St Louis, then Huzzah!
A Union invasion of northern Arkansas ground to a halt in early 1862 due to logistical difficulties. The alarmed Confederates sent Earl Van Dorn to coordinate the fractious Southern forces to repel the Yankee invaders. Van Dorn, aggressive but careless, launched a quick offensive that nearly trapped Sam Curtis Union Army of the Southwest, until Curtis extricated his army and placed it in a well-entrenched position on the plateau of Pea Ridge. After their rapid march north, the Confederates were exhausted and out of supplies, but Van Dorn nevertheless set them on a grueling night march around Curtis position.

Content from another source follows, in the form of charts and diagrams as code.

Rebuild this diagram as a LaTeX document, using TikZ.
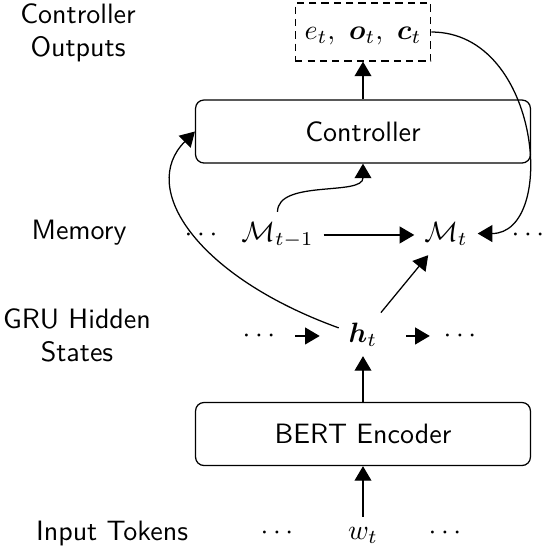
\documentclass[tikz,border=0pt]{standalone}
\usepackage{bm}
\usetikzlibrary{arrows.meta}
\begin{document}
\begin{tikzpicture}[x=0.35714pt,y=-0.35714pt, line width=0.45pt,
  >={Triangle[length=5.2pt,width=6pt]},
  lbl/.style={font=\sffamily, inner sep=0pt, align=center},
  blk/.style={draw, rounded corners=3pt, minimum width=119.6pt, minimum height=22.5pt, font=\sffamily},
  outbox/.style={draw, dash pattern=on 2.6pt off 1.8pt, minimum width=47.5pt, minimum height=20.7pt, text height=6.5pt, text depth=1.5pt},
  mth/.style={anchor=base}]
\useasboundingbox (0,0) rectangle (547,548);
% left labels
\node[lbl, anchor=north] (lco) at (78,2.6) {Controller\\Outputs};
\node[lbl, anchor=base] (lmem) at (79,239) {Memory};
\node[lbl, anchor=north] (lgru) at (77,307.6) {GRU Hidden\\States};
\node[lbl, anchor=base] (lin) at (112,540) {Input Tokens};
% blocks
\node[outbox] (out) at (363,32) {$e_t,\ \bm{o}_t,\ \bm{c}_t$};
\node[blk] (ctrl) at (363,131.5) {Controller};
\node[blk] (bert) at (363,434) {BERT Encoder};
% memory row
\node[mth] (m1) at (277.5,241) {$\mathcal{M}_{t-1}$};
\node[mth] (mt) at (446,241) {$\mathcal{M}_t$};
\node[mth] (mdl) at (201,241) {$\cdots$};
\node[mth] (mdr) at (528,241) {$\cdots$};
% GRU row
\node[mth] (h) at (363,342) {$\bm{h}_t$};
\node[mth] (hdl) at (259,342) {$\cdots$};
\node[mth] (hdr) at (460,342) {$\cdots$};
% input row
\node[mth] (w) at (363,539) {$w_t$};
\node[mth] (wdl) at (277,539) {$\cdots$};
\node[mth] (wdr) at (445,539) {$\cdots$};
% connectors
\draw[->] (ctrl) -- (out);
\draw[->] (m1.north) to[out=90,in=-90,looseness=0.85] (ctrl.south);
\draw[->] (m1.mid east) -- (mt.mid west);
\draw[->] (out.east) .. controls +(110,0) and +(80,0) .. (mt.east);
\draw[->] (h) -- (mt);
\draw[->] (h.165) .. controls +(-141,-51) and +(-57,57) .. (ctrl.west);
\draw[->,shorten <=3.6pt,shorten >=6.8pt] (hdl.mid east) -- (h.mid west);
\draw[->,shorten <=6.8pt,shorten >=1.4pt] (h.mid east) -- (hdr.mid west);
\draw[->] (bert) -- (h);
\draw[->] (w) -- (bert);
\end{tikzpicture}
\end{document}
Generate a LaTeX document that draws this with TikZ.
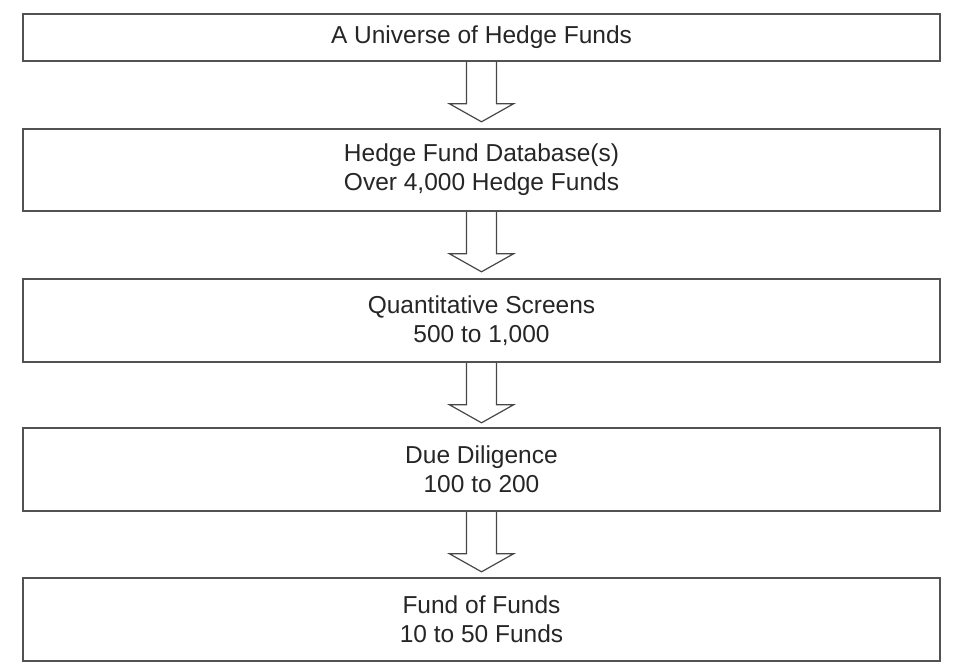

Pea Ridge uses the Musket & Saber system to accurately portray warfare during the American Civil War. All the primary facets of the muzzle-loading era are included. The combat system rewards intuitive play without the need for rifle-counting. There are substantial differences between infantry, artillery, and cavalry: Infantry, tough and resilient, bear the brunt of battle. Artillery can smash attacks or open holes in enemy lines, but is vulnerable and brittle. Cavalry is weak in stand-up combat, but crucial for pursuit and reconnaissance. All units are susceptible to rout when weakened, and the fortunes of war can intervene at any time, so players must maintain reserves. Leaders provide an important supplement to unit capabilities, and armies must protect their headquarters and logistical tail or risk deterioration of their mobility and combat power.
Winning the battle depends upon deployment, thoughtful maneuver to concentrate at the key points, the proper coordination of arms, careful use of leaders and special units, and an understanding of the strengths and weaknesses of each army.